Congressional Abrogation of Treaty Rights
The court addressed the issue of whether Congress had explicitly abrogated the treaty rights through the enactment of the Lacey Act. It noted that for a treaty right to be overridden, Congress must have clearly expressed its intent to do so. The court found no such explicit language in the Lacey Act that indicated an intention to modify or limit the Chippewa's fishing rights under the 1837 Treaty. Furthermore, it pointed to the Lacey Act’s disclaimers, which stated that nothing in the Act was meant to modify treaty rights or the authority of tribes to regulate their activities. This lack of explicit congressional intent to abrogate was significant in maintaining the defendants' rights under the treaty, leading the court to conclude that the Lacey Act did not apply to the defendants in a way that would allow for their prosecution.
Comparison with Precedent Cases
The court compared the present case with prior rulings involving treaty rights, particularly those that interpreted the scope of fishing rights. It cited cases, such as U.S. v. Bresette, which affirmed that the Chippewa understood their rights under the treaty to encompass participation in the national and international market economy.

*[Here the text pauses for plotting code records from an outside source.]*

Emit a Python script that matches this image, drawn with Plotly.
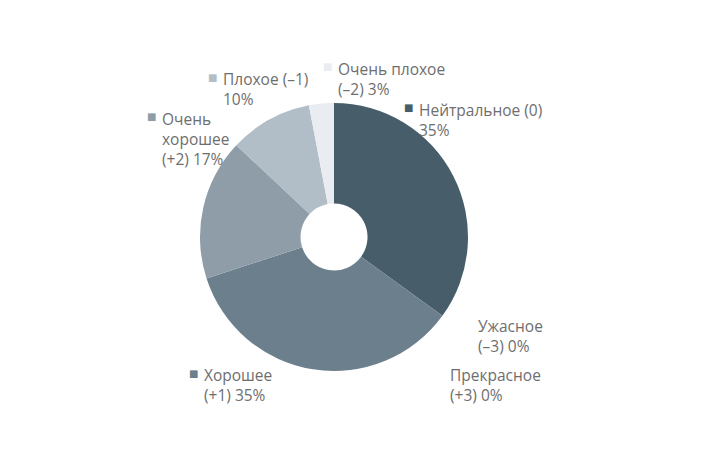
import plotly.graph_objects as go

# order = clockwise from 12 o'clock
labels = ["Нейтральное (0)", "Ужасное (–3)", "Прекрасное (+3)", "Хорошее (+1)",
          "Очень хорошее (+2)", "Плохое (–1)", "Очень плохое (–2)"]
values = [35, 0, 0, 35, 17, 10, 3]
label_lines = [
    ["Нейтральное (0)", "35%"],
    ["Ужасное", "(–3) 0%"],
    ["Прекрасное", "(+3) 0%"],
    ["Хорошее", "(+1) 35%"],
    ["Очень", "хорошее", "(+2) 17%"],
    ["Плохое (–1)", "10%"],
    ["Очень плохое", "(–2) 3%"],
]
colors = ["#475e6a", "#ffffff", "#ffffff", "#6b7f8c", "#8e9da8", "#b2bec7", "#e9ecf0"]

W, H = 710, 473
OFF = 8  # page body margin
# (text left x, first line cap top y) in window pixels
label_pos = [(420, 103), (479, 319), (451, 368), (205, 368), (163, 112), (224, 72), (339, 62)]


def px(x):
    return (x - OFF) / W


def py(y):
    return 1 - (y - OFF) / H


fig = go.Figure(
    go.Pie(
        labels=labels,
        values=values,
        hole=0.25,
        sort=False,
        direction="clockwise",
        rotation=0,
        marker=dict(colors=colors, line=dict(width=0)),
        textinfo="none",
        hoverinfo="label+percent",
        showlegend=False,
        domain=dict(x=[px(200), px(468)], y=[py(371), py(103)]),
    )
)

font = dict(family="Open Sans", size=15.5, color="#6e6e6e")
for lines, col, (x0, y0) in zip(label_lines, colors, label_pos):
    fig.add_annotation(
        x=px(x0 - 3), y=py(y0 - 6), xref="paper", yref="paper",
        xanchor="left", yanchor="top", align="left", showarrow=False,
        text="<br>".join(lines), font=font,
    )
    fig.add_annotation(
        x=px(x0 - 5), y=py(y0 + 5), xref="paper", yref="paper",
        xanchor="right", yanchor="middle", showarrow=False,
        text="■", font=dict(family="DejaVu Sans", size=10, color=col),
    )

fig.update_layout(
    width=W,
    height=H,
    margin=dict(l=0, r=0, t=0, b=0),
    paper_bgcolor="white",
    plot_bgcolor="white",
)

fig.write_html("out.html")
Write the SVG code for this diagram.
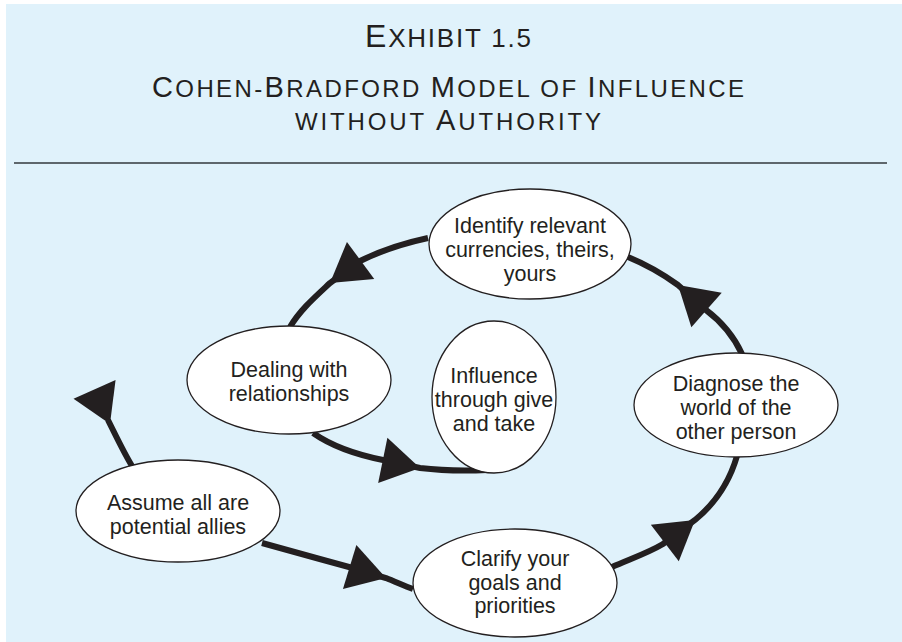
<svg xmlns="http://www.w3.org/2000/svg" width="902" height="642" viewBox="0 0 902 642">
  <defs>
    <style>
      .title { font-family: "Liberation Sans", Arial, sans-serif; fill: #231F20; text-anchor: middle; }
      .node ellipse { fill: #FFFFFF; stroke: #231F20; stroke-width: 1.3; }
      .node text { font-family: "Liberation Sans", Arial, sans-serif; font-size: 21.5px; fill: #231F20; text-anchor: middle; }
      .wire { fill: none; stroke: #231F20; stroke-width: 6; stroke-linecap: butt; }
      .head { fill: #231F20; }
    </style>
    <!-- arrowhead with its tip at the origin, pointing along +x -->
    <path id="arrowhead" d="M0,0 L-38,-23 L-38,23 Z"/>
  </defs>

  <rect x="6" y="4" width="896" height="638" fill="#E0F2FB"/>

  <!-- heading -->
  <g id="heading">
    <text class="title" x="448" y="47" textLength="166" lengthAdjust="spacing"><tspan font-size="32">E</tspan><tspan font-size="26">XHIBIT 1.5</tspan></text>
    <text class="title" x="448" y="97" textLength="592" lengthAdjust="spacing"><tspan font-size="29">C</tspan><tspan font-size="24">OHEN-</tspan><tspan font-size="29">B</tspan><tspan font-size="24">RADFORD </tspan><tspan font-size="29">M</tspan><tspan font-size="24">ODEL OF </tspan><tspan font-size="29">I</tspan><tspan font-size="24">NFLUENCE</tspan></text>
    <text class="title" x="448" y="130" textLength="306" lengthAdjust="spacing"><tspan font-size="24">WITHOUT </tspan><tspan font-size="29">A</tspan><tspan font-size="24">UTHORITY</tspan></text>
    <line x1="14" y1="163" x2="887" y2="163" stroke="#33383D" stroke-width="1.6"/>
  </g>

  <!-- connectors of the spiral -->
  <g id="connectors">
    <path class="wire" d="M108,420 C117,438 124,453 132,466"/>
    <path class="wire" d="M262,543 C290,551 320,559 349,567 L386,578 C396,582 405,586 413,589"/>
    <path class="wire" d="M612,567 C630,559 648,553 663,544 L695,520 C712,506 728,487 737,456"/>
    <path class="wire" d="M742,354 C735,339 722,322 706,310 L678,285 C660,272 645,264 628,257"/>
    <path class="wire" d="M428,238 C400,244 378,252 358,262 L330,283 C315,297 300,310 290,327"/>
    <path class="wire" d="M313,433 C333,447 358,455 383,460 L420,468 C445,471 465,471 487,470"/>

    <use href="#arrowhead" class="head" transform="translate(110,424) rotate(66)"/>
    <use href="#arrowhead" class="head" transform="translate(386,578) rotate(17)"/>
    <use href="#arrowhead" class="head" transform="translate(695,520) rotate(-37.4)"/>
    <use href="#arrowhead" class="head" transform="translate(678,285) rotate(-138.7)"/>
    <use href="#arrowhead" class="head" transform="translate(330,283) rotate(143.6)"/>
    <use href="#arrowhead" class="head" transform="translate(420,468) rotate(11.6)"/>
  </g>

  <g id="node-identify" class="node">
    <ellipse cx="530" cy="244" rx="101" ry="55"/>
    <text x="530" y="233">Identify relevant</text>
    <text x="530" y="257">currencies, theirs,</text>
    <text x="530" y="281">yours</text>
  </g>

  <g id="node-dealing" class="node">
    <ellipse cx="289" cy="380" rx="102" ry="54"/>
    <text x="289" y="377">Dealing with</text>
    <text x="289" y="401">relationships</text>
  </g>

  <g id="node-influence" class="node">
    <ellipse cx="494" cy="397" rx="62" ry="76"/>
    <text x="494" y="383">Influence</text>
    <text x="494" y="407">through give</text>
    <text x="494" y="431">and take</text>
  </g>

  <g id="node-diagnose" class="node">
    <ellipse cx="736" cy="405" rx="102" ry="52"/>
    <text x="736" y="391">Diagnose the</text>
    <text x="736" y="415">world of the</text>
    <text x="736" y="439">other person</text>
  </g>

  <g id="node-assume" class="node">
    <ellipse cx="178" cy="511" rx="102" ry="51"/>
    <text x="178" y="510">Assume all are</text>
    <text x="178" y="534">potential allies</text>
  </g>

  <g id="node-clarify" class="node">
    <ellipse cx="515" cy="583" rx="102" ry="54"/>
    <text x="515" y="566">Clarify your</text>
    <text x="515" y="590">goals and</text>
    <text x="515" y="613">priorities</text>
  </g>
</svg>
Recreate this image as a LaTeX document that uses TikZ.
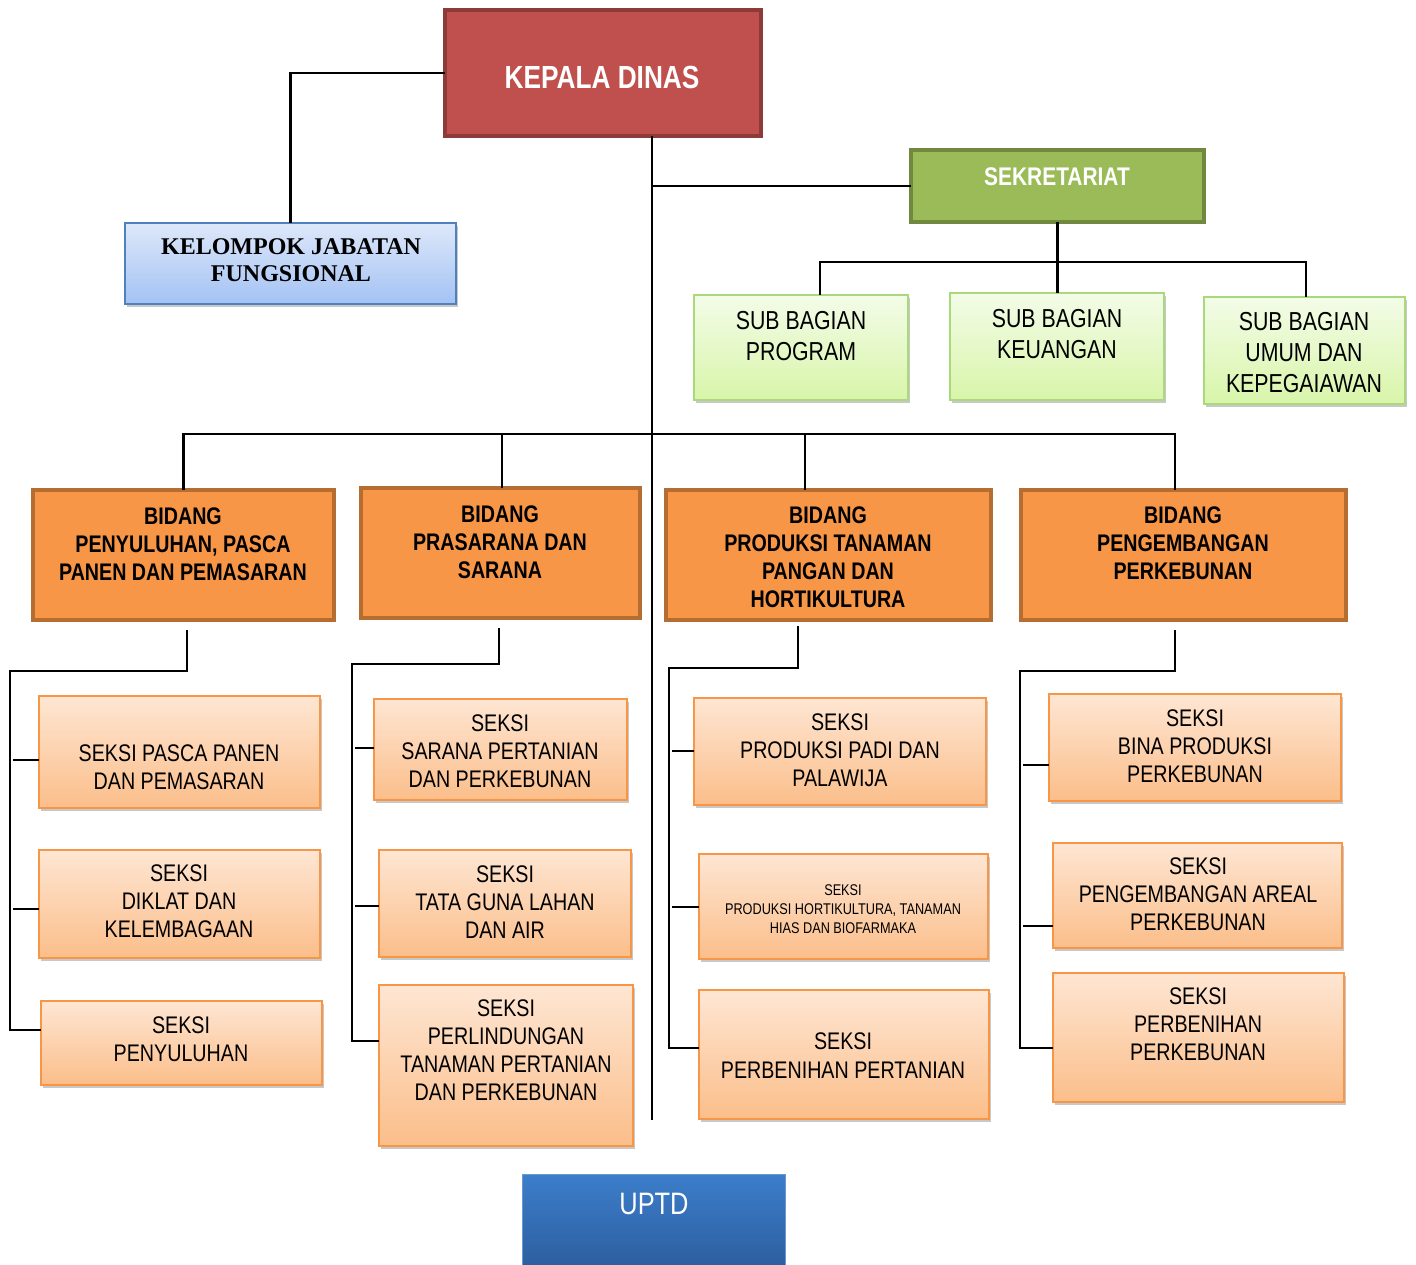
\documentclass[tikz,border=0pt]{standalone}
\usepackage{fontspec}
\setmainfont{Liberation Sans}[FakeStretch=0.82]
\newfontfamily\tnrfont{Liberation Serif}
\usetikzlibrary{shadows,calc}
\definecolor{kdfill}{HTML}{C0504D}
\definecolor{kddraw}{HTML}{8E3A38}
\definecolor{sekfill}{HTML}{9BBB59}
\definecolor{sekdraw}{HTML}{71893F}
\definecolor{bidfill}{HTML}{F79646}
\definecolor{biddraw}{HTML}{B66D31}
\definecolor{sktop}{HTML}{FEE6D3}
\definecolor{skbot}{HTML}{FBBE8A}
\definecolor{skdraw}{HTML}{F79646}
\definecolor{sbtop}{HTML}{F3FCE8}
\definecolor{sbbot}{HTML}{D8F5A9}
\definecolor{sbdraw}{HTML}{A9D97A}
\definecolor{kjtop}{HTML}{DDE8FA}
\definecolor{kjbot}{HTML}{A4C2F4}
\definecolor{kjdraw}{HTML}{4F81BD}
\definecolor{uptop}{HTML}{3C7ECB}
\definecolor{upbot}{HTML}{2C5C9C}
\definecolor{updraw}{HTML}{6A98D0}
\tikzset{
  box/.style={rectangle, inner sep=0pt, outer sep=0pt, anchor=north west},
  shadowed/.style={drop shadow={shadow xshift=1.5pt, shadow yshift=-3pt, opacity=0.3, fill=black!70}},
  kdbox/.style={box, fill=kdfill, draw=kddraw, line width=4pt},
  sekbox/.style={box, fill=sekfill, draw=sekdraw, line width=4pt},
  bidbox/.style={box, fill=bidfill, draw=biddraw, line width=4pt},
  seksibox/.style={box, draw=skdraw, line width=2pt, top color=sktop, bottom color=skbot, shadowed},
  subbox/.style={box, draw=sbdraw, line width=2pt, top color=sbtop, bottom color=sbbot, shadowed},
  kjbox/.style={box, draw=kjdraw, line width=2pt, top color=kjtop, bottom color=kjbot, shadowed},
  upbox/.style={box, draw=updraw, line width=1pt, top color=uptop, bottom color=upbot},
  txt/.style={align=center, inner sep=0pt, text=black},
  kdtxt/.style={txt, text=white, font=\bfseries\fontsize{32}{38}\selectfont},
  sektxt/.style={txt, text=white, font=\bfseries\fontsize{25.5}{30}\selectfont},
  kjtxt/.style={txt, font=\tnrfont\bfseries\fontsize{24}{27}\selectfont},
  subtxt/.style={txt, font=\fontsize{26}{31}\selectfont},
  bidtxt/.style={txt, font=\bfseries\fontsize{24}{28}\selectfont},
  sktxt/.style={txt, font=\fontsize{24}{28}\selectfont},
  smalltxt/.style={txt, font=\fontsize{15.5}{19}\selectfont},
  uptxt/.style={txt, text=white, font=\fontsize{31}{36}\selectfont},
  conn/.style={draw=black, line width=2.2pt}
}
\begin{document}
\begin{tikzpicture}[x=1pt,y=-1pt]
\clip (0,0) rectangle (1416,1265);
\fill[white] (0,0) rectangle (1416,1265);

% boxes
\node[kdbox, minimum width=316pt, minimum height=126pt] (kd) at (445,10) {};
\node[sekbox, minimum width=293pt, minimum height=72pt] (sek) at (911,150) {};
\node[kjbox, minimum width=331pt, minimum height=81pt] (kjf) at (125,223) {};
\node[subbox, minimum width=214pt, minimum height=105pt] (prog) at (694,295) {};
\node[subbox, minimum width=214pt, minimum height=107pt] (keu) at (950,293) {};
\node[subbox, minimum width=201pt, minimum height=107pt] (umum) at (1204,297) {};
\node[bidbox, minimum width=301pt, minimum height=130pt] (b1) at (33,490) {};
\node[bidbox, minimum width=279pt, minimum height=130pt] (b2) at (361,488) {};
\node[bidbox, minimum width=325pt, minimum height=130pt] (b3) at (666,490) {};
\node[bidbox, minimum width=325pt, minimum height=130pt] (b4) at (1021,490) {};
\node[seksibox, minimum width=281pt, minimum height=112pt] (s1a) at (39,696) {};
\node[seksibox, minimum width=281pt, minimum height=108pt] (s1b) at (39,850) {};
\node[seksibox, minimum width=281pt, minimum height=84pt] (s1c) at (41,1001) {};
\node[seksibox, minimum width=253pt, minimum height=101pt] (s2a) at (374,699) {};
\node[seksibox, minimum width=252pt, minimum height=107pt] (s2b) at (379,850) {};
\node[seksibox, minimum width=254pt, minimum height=161pt] (s2c) at (379,985) {};
\node[seksibox, minimum width=292pt, minimum height=107pt] (s3a) at (694,698) {};
\node[seksibox, minimum width=289pt, minimum height=105pt] (s3b) at (699,854) {};
\node[seksibox, minimum width=290pt, minimum height=129pt] (s3c) at (699,990) {};
\node[seksibox, minimum width=292pt, minimum height=107pt] (s4a) at (1049,694) {};
\node[seksibox, minimum width=289pt, minimum height=105pt] (s4b) at (1053,843) {};
\node[seksibox, minimum width=291pt, minimum height=129pt] (s4c) at (1053,973) {};
\node[upbox, minimum width=263pt, minimum height=100pt] (uptd) at (522,1174) {};

% texts
\node[kdtxt] (kd-t) at (602,77) {KEPALA DINAS};
\node[sektxt] (sek-t) at (1057,177) {SEKRETARIAT};
\node[kjtxt] (kjf-t) at (291,260.5) {KELOMPOK JABATAN\\FUNGSIONAL};
\node[subtxt] (prog-t) at (801,336) {SUB BAGIAN\\PROGRAM};
\node[subtxt] (keu-t) at (1057,334) {SUB BAGIAN\\KEUANGAN};
\node[subtxt] (umum-t) at (1304,353) {SUB BAGIAN\\UMUM DAN\\KEPEGAIAWAN};
\node[bidtxt] (b1-t) at (183,544) {BIDANG\\PENYULUHAN, PASCA\\PANEN DAN PEMASARAN};
\node[bidtxt] (b2-t) at (500,542.5) {BIDANG\\PRASARANA DAN\\SARANA};
\node[bidtxt] (b3-t) at (828,557.5) {BIDANG\\PRODUKSI TANAMAN\\PANGAN DAN\\HORTIKULTURA};
\node[bidtxt] (b4-t) at (1183,543.5) {BIDANG\\PENGEMBANGAN\\PERKEBUNAN};
\node[sktxt] (s1a-t) at (179,767) {SEKSI PASCA PANEN\\DAN PEMASARAN};
\node[sktxt] (s1b-t) at (179,901) {SEKSI\\DIKLAT DAN\\KELEMBAGAAN};
\node[sktxt] (s1c-t) at (181,1039) {SEKSI\\PENYULUHAN};
\node[sktxt] (s2a-t) at (500,751) {SEKSI\\SARANA PERTANIAN\\DAN PERKEBUNAN};
\node[sktxt] (s2b-t) at (505,902) {SEKSI\\TATA GUNA LAHAN\\DAN AIR};
\node[sktxt] (s2c-t) at (506,1050.5) {SEKSI\\PERLINDUNGAN\\TANAMAN PERTANIAN\\DAN PERKEBUNAN};
\node[sktxt] (s3a-t) at (840,750.5) {SEKSI\\PRODUKSI PADI DAN\\PALAWIJA};
\node[smalltxt] (s3b-t) at (843,909.5) {SEKSI\\PRODUKSI HORTIKULTURA, TANAMAN\\HIAS DAN BIOFARMAKA};
\node[txt, font=\fontsize{24}{29}\selectfont] (s3c-t) at (843,1055.5) {SEKSI\\PERBENIHAN PERTANIAN};
\node[sktxt] (s4a-t) at (1195,746) {SEKSI\\BINA PRODUKSI\\PERKEBUNAN};
\node[sktxt] (s4b-t) at (1198,894.5) {SEKSI\\PENGEMBANGAN AREAL\\PERKEBUNAN};
\node[sktxt] (s4c-t) at (1198,1024.5) {SEKSI\\PERBENIHAN\\PERKEBUNAN};
\node[uptxt] (uptd-t) at (654,1204) {UPTD};

% connectors
\coordinate (trunk) at (652,1120);
\coordinate (sbar) at (0,262);
\coordinate (bbar) at (0,434);
\draw[conn] (kd.south -| trunk) -- (trunk);
\draw[conn] (kd.west) -- (kjf.north |- kd.west) -- (kjf.north);
\draw[conn] (sek.west) -- (sek.west -| trunk);
\draw[conn] (sek.south) -- (sek.south |- keu.north);
\draw[conn] ($(prog.north)+(19,0)$) -- ($(prog.north |- sbar)+(19,0)$) -- ($(umum.north |- sbar)+(1.5,0)$) -- ($(umum.north)+(1.5,0)$);
\draw[conn] (b1.north) -- (b1.north |- bbar) -- ($(b4.north |- bbar)+(-8.5,0)$) -- ($(b4.north)+(-8.5,0)$);
\draw[conn] ($(b2.north)+(1.5,0)$) -- ($(b2.north |- bbar)+(1.5,0)$);
\draw[conn] ($(b3.north)+(-23.5,0)$) -- ($(b3.north |- bbar)+(-23.5,0)$);

% group 1
\coordinate (g1) at (10,671);
\draw[conn] ($(b1.south)+(3.5,10)$) |- (g1) |- (s1c.west |- 0,1030);
\draw[conn] (13,760) -- (s1a.west |- 0,760);
\draw[conn] (13,909) -- (s1b.west |- 0,909);
% group 2
\coordinate (g2) at (352,664);
\draw[conn] ($(b2.south)+(-1.5,10)$) |- (g2) |- (s2c.west |- 0,1041);
\draw[conn] (355,748) -- (s2a.west |- 0,748);
\draw[conn] (355,906) -- (s2b.west |- 0,906);
% group 3
\coordinate (g3) at (669,668);
\draw[conn] ($(b3.south)+(-30.5,6)$) |- (g3) |- (s3c.west |- 0,1048);
\draw[conn] (672,751) -- (s3a.west |- 0,751);
\draw[conn] (672,907) -- (s3b.west |- 0,907);
% group 4
\coordinate (g4) at (1020,671);
\draw[conn] ($(b4.south)+(-8.5,10)$) |- (g4) |- (s4c.west |- 0,1048);
\draw[conn] (1023,765) -- (s4a.west |- 0,765);
\draw[conn] (1023,926) -- (s4b.west |- 0,926);
\end{tikzpicture}
\end{document}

The court contrasted this with cases like U.S. v. Sohappy, where the treaty in question included language allowing for shared rights with non-Indians, which led to different legal conclusions regarding the applicability of federal statutes. By establishing that the 1837 Treaty contained no such language limiting the Chippewa's rights to fishing "in common" with others, the court reinforced its position that the defendants had exclusive treaty rights that precluded federal prosecution under the Lacey Act. This analysis underscored the unique protections afforded to the Chippewa under their treaty rights, distinguishing their case from those where rights were shared.
Conclusion of the Court’s Reasoning
In conclusion, the court held that the defendants' treaty rights under the 1837 Treaty protected them from prosecution under the Lacey Act for their fishing activities. It emphasized that the treaty rights granted the Chippewa a broad scope of fishing rights on their reservation without explicit restrictions imposed by federal law. The court found that Congress had not taken affirmative steps to abrogate these rights, as evidenced by the language of the Lacey Act and its legislative history. As a result, the court sustained the defendants' objections to the magistrate judge's recommendations and dismissed the indictments against them. This ruling reaffirmed the importance of treaty rights and the necessity for clear congressional intent to modify such fundamental rights held by indigenous peoples.